Tag eins spielte sich nur im Bike Park ab. Als Enduro-Racer ist man ausgefahrene Parkstrecken mit Doubles, Anliegern und fiesen Bremsewellen nicht so gewohnt. Ein Blick auf die Ergebnislisten sollte das schnell bestätigen. Die Locals kannten alle Strecken aus dem Effeff und platzieren sich vor vielen Favoriten. Joe Barnes war trotzdem sehr zufrieden: “Letzes Jahr war ich auf der gleichen Stage noch 30. Jetzt als 17. anzukommen ist ein guter Schritt. Die Stage an sich war gut, aber ab der Mitte hat mein Magen nicht mehr mitgespielt. Ganz komisches Gefühl. Dann hab ich noch einen Sprung ziemlich übersprungen. Da war ich auf jeden Fall schneller als im Training. Ich hing dann so halb über dem Bike, wie ein Motocross-Racer. Das war genau da ziemlich perfekt. Danach war ich so geflasht, dass der Rest wie geschmiert lief. Ist schon ganz schön brutal da draußen.“
Der zweite Tag versprach dank des Streckenlayouts mehr Abwechslung und lockte mit bis dato unbekannten und unbefahrenen Wanderwegen abseits des Resorts. Das war leider so gar nicht nach Ludo Mays Geschmack:
“Die Stages 4 und 5 waren ultrakurz, zum Teil sogar weniger als zwei Minuten. Das sind wir so nicht gewohnt. Diese Wanderwege sind sehr staubig und besonders am Anfang ziemlich eng. Eigentlich nicht für‘s Mountainbiken geeignet. Da wird‘s auch mit dem Lenker zwischen den Bäumen ganz schön eng. Dazu ist es auch noch sehr flach – das mag ich überhaupt nicht, ziemlich unsexy. Aber das ist nun mal die amerikanische Interpretation von Enduro. Das haben sie auch diesmal wieder bewiesen und wir hätten es wissen können, bevor wir hierher kamen.“
Gleich zu Beginn des dritten Tages sollte es dann große Aufregung geben. Beim Lauf der Frauen verunglückte eine lokale Racerin leider so schwer, dass die Strecke für den Lauf der Männer gesperrt werden musste. Leider passierte dies erst, nachdem die ersten zehn Männer schon durch waren. Natürlich waren die Zeiten nicht brauchbar und so entschied Chris Ball, der EWS Managing Director, dass alle Männer zu einem Re-Run nochmal hoch müssen. Das sorgte natürlich bei einigen für Unverständnis und brachte den Ablaufplan komplett durcheinander, aus Fair-Play-Sicht war es aber die absolute richtige Entscheidung.

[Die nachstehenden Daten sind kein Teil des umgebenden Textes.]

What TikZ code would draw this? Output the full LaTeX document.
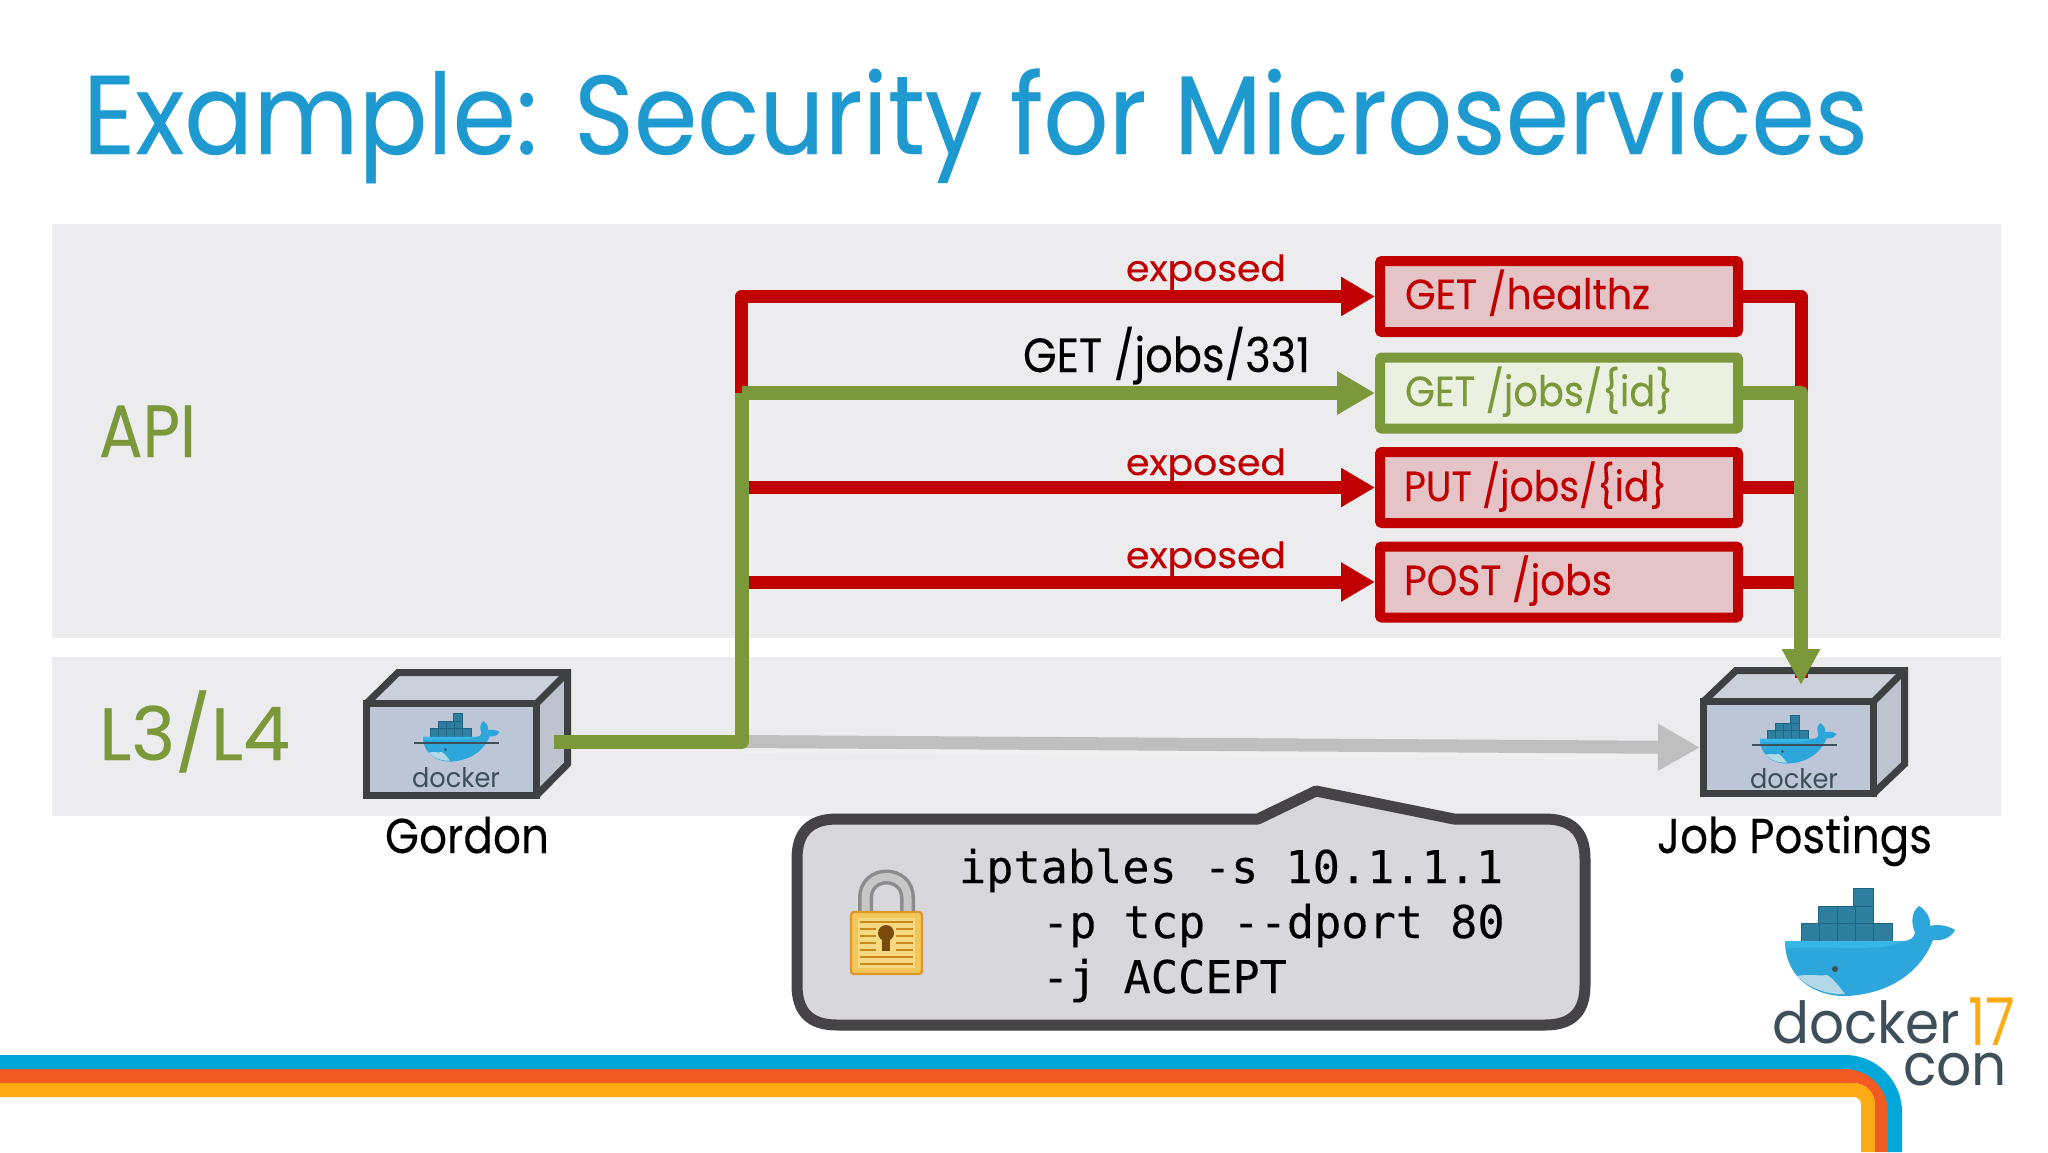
\documentclass[tikz,border=0pt]{standalone}
\usepackage{graphicx}
\usepackage{fontspec}
\setmainfont{Poppins}[FakeBold=0.25]
\newfontfamily\monof{DejaVu Sans Mono}[FakeBold=0.2]
\newfontfamily\logof{Poppins}
\usetikzlibrary{arrows.meta,calc}
\definecolor{band}{HTML}{ECEBEE}
\definecolor{rd}{HTML}{C00000}
\definecolor{gr}{HTML}{7B983A}
\definecolor{rfill}{HTML}{E5C4C8}
\definecolor{gfill}{HTML}{EAF1E0}
\definecolor{ttl}{HTML}{1E9AD1}
\definecolor{edge}{HTML}{3F4042}
\definecolor{ffront}{HTML}{BDC6D6}
\definecolor{ftop}{HTML}{CBD0DB}
\definecolor{fside}{HTML}{BEC3CF}
\definecolor{dk}{HTML}{3D4F58}
\definecolor{cont}{HTML}{2E7F9F}
\definecolor{contl}{HTML}{1F6480}
\definecolor{wh}{HTML}{2CA6DB}
\definecolor{whl}{HTML}{38B6E8}
\definecolor{belly}{HTML}{B4D9E6}
\definecolor{callf}{HTML}{D8D7DB}
\definecolor{calld}{HTML}{454347}
\definecolor{sblue}{HTML}{00A7D8}
\definecolor{sor}{HTML}{F15A22}
\definecolor{syel}{HTML}{FDAB15}
\definecolor{grey}{HTML}{BFBFBF}
\definecolor{lockf}{HTML}{F3C659}
\definecolor{lockd}{HTML}{DD9A2B}
\definecolor{lockl}{HTML}{C98A1C}
\definecolor{lockp}{HTML}{F6D981}
\definecolor{lockk}{HTML}{7A4A0A}
\newlength\pxu \setlength\pxu{0.5pt}
\newcommand\fw[2]{\resizebox{#1\pxu}{\height}{#2}}
\newcommand\fsz[1]{\fontsize{#1}{#1}\selectfont}
\tikzset{
  txt/.style={inner sep=0pt,outer sep=0pt,anchor=base west},
  rbox/.style={draw=rd,fill=rfill,line width=5pt,minimum width=179pt,minimum height=35.5pt,rounded corners=1pt,inner sep=0pt},
  gbox/.style={rbox,draw=gr,fill=gfill},
  front/.style={draw=edge,fill=ffront,line width=3.5pt,minimum width=85pt,minimum height=46pt,inner sep=0pt,line join=miter},
  boxp/.style={draw=edge,line width=3.5pt,line join=miter},
  redl/.style={draw=rd,line width=6.5pt,line join=round},
  grnl/.style={draw=gr,line width=7pt,line join=round},
  rtip/.style={-{Triangle[length=17pt,width=18.5pt]}},
  gtip/.style={-{Triangle[length=19pt,width=20.5pt]}},
  dtip/.style={-{Triangle[length=18pt,width=18pt]}},
}
\newcommand\whale[3]{%
\begin{scope}[shift={(#1,#2)},scale=#3]
  \foreach \a/\b/\c/\d in {68/0/88/18,33/18/52/35,52/18/70/35,70/18/88/35,16/35/34/53,34/35/52/53,52/35/70/53,70/35/88/53,88/35/107/53}
    \draw[fill=cont,draw=contl,line width=.3pt] (\a,\b) rectangle (\c,\d);
  \fill[wh] (0,53) -- (118,53) .. controls (124,53) and (129,50) .. (130,45)
     .. controls (126,35) and (126,24) .. (134,18) .. controls (141,22) and (146,30) .. (145,38)
     .. controls (152,36) and (162,37) .. (170,42) .. controls (166,50) and (157,53) .. (148,52)
     .. controls (138,78) and (112,105) .. (62,108)
     .. controls (30,109) and (0,90) .. (0,53) -- cycle;
  \fill[whl] (0,53) -- (118,53) .. controls (100,64) and (60,58) .. (0,60) -- cycle;
  \fill[belly] (12,88) .. controls (22,86) and (34,88) .. (42,87) .. controls (50,92) and (55,100) .. (60,106) .. controls (42,107) and (24,100) .. (12,88) -- cycle;
  \fill[dk] (50,81) circle[radius=3];
\end{scope}}
\begin{document}
\begin{tikzpicture}[x=0.5pt,y=-0.5pt]
\useasboundingbox (0,0) rectangle (2048,1152);
% bands
\fill[band] (52,224) rectangle (2001,638);
\fill[band] (52,657) rectangle (2001,816);
% title
\node[txt,text=ttl,font=\fsz{56}] (title) at (83,154) {\fw{1785}{Example: Security for Microservices}};
\node[txt,text=gr,font=\fsz{37}] (api) at (99,457) {\fw{97}{API}};
\node[txt,text=gr,font=\fsz{37}] (l34) at (99,760) {\fw{191}{L3/L4}};
% docker boxes
\fill[ftop] (366.5,703.5) -- (398,672.5) -- (567.5,672.5) -- (536.5,703.5) -- cycle;
\fill[fside] (536.5,703.5) -- (567.5,672.5) -- (567.5,764) -- (536.5,795.5) -- cycle;
\draw[boxp] (366.5,703.5) -- (398,672.5) -- (567.5,672.5) -- (567.5,764) -- (536.5,795.5);
\draw[boxp] (536.5,703.5) -- (567.5,672.5);
\node[front] (gordon) at (451.5,749.5) {};
\fill[ftop] (1703.5,701.5) -- (1736,670.5) -- (1904.5,670.5) -- (1873.5,701.5) -- cycle;
\fill[fside] (1873.5,701.5) -- (1904.5,670.5) -- (1904.5,764) -- (1873.5,793.5) -- cycle;
\draw[boxp] (1703.5,701.5) -- (1736,670.5) -- (1904.5,670.5) -- (1904.5,764) -- (1873.5,793.5);
\draw[boxp] (1873.5,701.5) -- (1904.5,670.5);
\node[front] (jobs) at (1788.5,747.5) {};
\whale{423}{713}{0.45}
\draw[dk,line width=.6pt] (414,743) -- (499,743);
\node[txt,text=dk,font=\logof\fsz{13.5}] (dk1) at (412,787) {\fw{88}{docker}};
\whale{1760}{715}{0.45}
\draw[dk,line width=.6pt] (1752,745) -- (1837,745);
\node[txt,text=dk,font=\logof\fsz{13.5}] (dk2) at (1750,788) {\fw{88}{docker}};
% route boxes
\node[rbox] (b1) at (1559,296.5) {};
\node[gbox] (b2) at (1559,393) {};
\node[rbox] (b3) at (1559,487.5) {};
\node[rbox] (b4) at (1559,582) {};
\node[txt,text=rd,font=\fsz{21}] (t1) at (1405,309) {\fw{245}{GET /healthz}};
\node[txt,text=gr,font=\fsz{21}] (t2) at (1405,406) {\fw{268}{GET /jobs/\{id\}}};
\node[txt,text=rd,font=\fsz{21}] (t3) at (1404,501) {\fw{263}{PUT /jobs/\{id\}}};
\node[txt,text=rd,font=\fsz{21}] (t4) at (1404,595) {\fw{208}{POST /jobs}};
% junctions
\coordinate (ja) at (741.5,296.5);
\coordinate (jb) at (741.5,393);
\coordinate (jc) at (741.5,487.5);
\coordinate (jd) at (741.5,582);
\coordinate (je) at (741.5,741.5);
\coordinate (gs) at (554,741.5);
\coordinate (rv) at (1801,678);
\coordinate (tip) at (1801,685);
% grey allowed path
\draw[draw=black!6,line width=8pt] ($(je)+(0,4)$) -- ($(jobs.west)+(-40,4)$);
\draw[draw=grey,line width=6.5pt,-{Triangle[length=21pt,width=22pt]}] (je) -- (jobs.west);
% red
\draw[redl,rtip] (je) -- (ja) -- (b1.west);
\draw[redl,rtip] (jc) -- (b3.west);
\draw[redl,rtip] (jd) -- (b4.west);
\draw[redl] (b1.east) -| (rv);
\draw[redl] (b3.east) -- (b3.east -| rv);
\draw[redl] (b4.east) -- (b4.east -| rv);
% green
\draw[grnl] (gs) -- (je) -- (jb);
\draw[grnl,gtip] (jb) -- (b2.west);
\draw[grnl,dtip] (b2.east) -| (tip);
% labels
\node[txt,text=rd,font=\fsz{18}] (e1) at (1126,281) {\fw{160}{exposed}};
\node[txt,text=rd,font=\fsz{18}] (e3) at (1126,475) {\fw{160}{exposed}};
\node[txt,text=rd,font=\fsz{18}] (e4) at (1126,568) {\fw{160}{exposed}};
\node[txt,font=\fsz{24}] (req) at (1023,372) {\fw{287}{GET /jobs/331}};
\node[txt,font=\fsz{24.5}] (ngordon) at (385,853) {\fw{164}{Gordon}};
\node[txt,font=\fsz{24.5}] (njob) at (1657,853) {\fw{275}{Job Postings}};
% callout
\draw[fill=callf,draw=calld,line width=5.5pt,line join=round] (1258,819) -- (1316,791) -- (1454,819) -- (1545,819) .. controls (1572,819) and (1585,832) .. (1585,859) -- (1585,985) .. controls (1585,1012) and (1572,1025) .. (1545,1025) -- (837,1025) .. controls (810,1025) and (797,1012) .. (797,985) -- (797,859) .. controls (797,832) and (810,819) .. (837,819) -- cycle;
\node[txt,font=\monof\fsz{22.6}] (c1) at (959,883) {iptables -s 10.1.1.1};
\node[txt,font=\monof\fsz{22.6}] (c2) at (1042,938) {-p tcp --dport 80};
\node[txt,font=\monof\fsz{22.6}] (c3) at (1042,993) {-j ACCEPT};
% lock
\draw[draw=black!45,line width=7.5pt] (865.5,912) -- (865.5,898) .. controls (865.5,870) and (907.5,870) .. (907.5,898) -- (907.5,912);
\draw[draw=black!22,line width=4pt] (865.5,912) -- (865.5,898) .. controls (865.5,870) and (907.5,870) .. (907.5,898) -- (907.5,912);
\draw[fill=lockf,draw=lockd,line width=1.2pt,rounded corners=1.5pt] (851,912) rectangle (922,974);
\fill[lockp] (858,918) rectangle (915,968);
\foreach \yy in {922,929,936,943,950,957,964}
  \draw[draw=lockl,line width=1.2pt] (860,\yy) -- (913,\yy);
\fill[lockp] (876,924) rectangle (896,954);
\fill[lockk] (886,933) circle[radius=8];
\fill[lockk] (882,935) rectangle (890,951);
% logo
\whale{1785}{888}{1}
\node[txt,text=dk,font=\logof\fsz{29}] (lg1) at (1772,1043) {\fw{188}{docker}};
\node[txt,text=syel,font=\logof\fsz{33}] (lg2) at (1968,1045) {\fw{47}{17}};
\node[txt,text=dk,font=\logof\fsz{29}] (lg3) at (1903,1085) {\fw{104}{con}};
% stripes
\draw[draw=syel,line width=7pt,rounded corners=7pt] (0,1090) -- (1868,1090) -- (1868,1152);
\draw[draw=sor,line width=7pt,rounded corners=14pt] (0,1076) -- (1882,1076) -- (1882,1152);
\draw[draw=sblue,line width=7pt,rounded corners=25pt] (0,1062) -- (1895,1062) -- (1895,1152);
\end{tikzpicture}
\end{document}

Die Racerin ist stabil und kam flott ins Krankenhaus in Denver. Die 6. Stage musste also zweimal gefahren werden – dass es die Anstrengendste des ganzen Wochenendes war, konnte man sich ja nicht aussuchen. Stage 7 war ähnlich der ersten und alle konnten bergab nochmal kräftig am Gashahn drehen. Am Ende schauten wir mit gemischten Gefühlen auf die Ergebnislisten: Joes wurde Siebter, Ludo landete auf Platz 52 und Ines Thoma belegte einen achtbaren 10. Rang. Joes Resümee nach dem Rennen fiel positiv aus:
“Das war für mich eigentlich ein Top-Rennen. Viel besser als im letzten Jahr und auch als erwartet. Gut, dass ich konstant an der Spitze bin und eine Stage am Samstag um ein Haar gewonnen hätte. Ich habe mich das ganze Wochenende echt gut gefühlt und bin jetzt ziemlich enttäuscht von der letzten Stage. Mein Run war okay, doch dann sah ich die Zeit – und dachte: Das kann eigentlich nicht wahr sein, so langsam? Aber auch das Timing Back-Up hat‘s bestätigt. Da wären noch zwei Plätze drin gewesen, aber immerhin ist es wieder ein solides Top-Ten-Ergebnis. Jetzt schnell ab nach Whistler!“
Nach einem Tag Ruhe für Mensch und Material geht es in den Flieger nach Vancouver. Check-In: Denver-Vancouver. Whistler, das Bike-Mekka schlechthin, erwartet uns. In nicht mal zwei Wochen gibt‘s die nächsten Strive Diaries.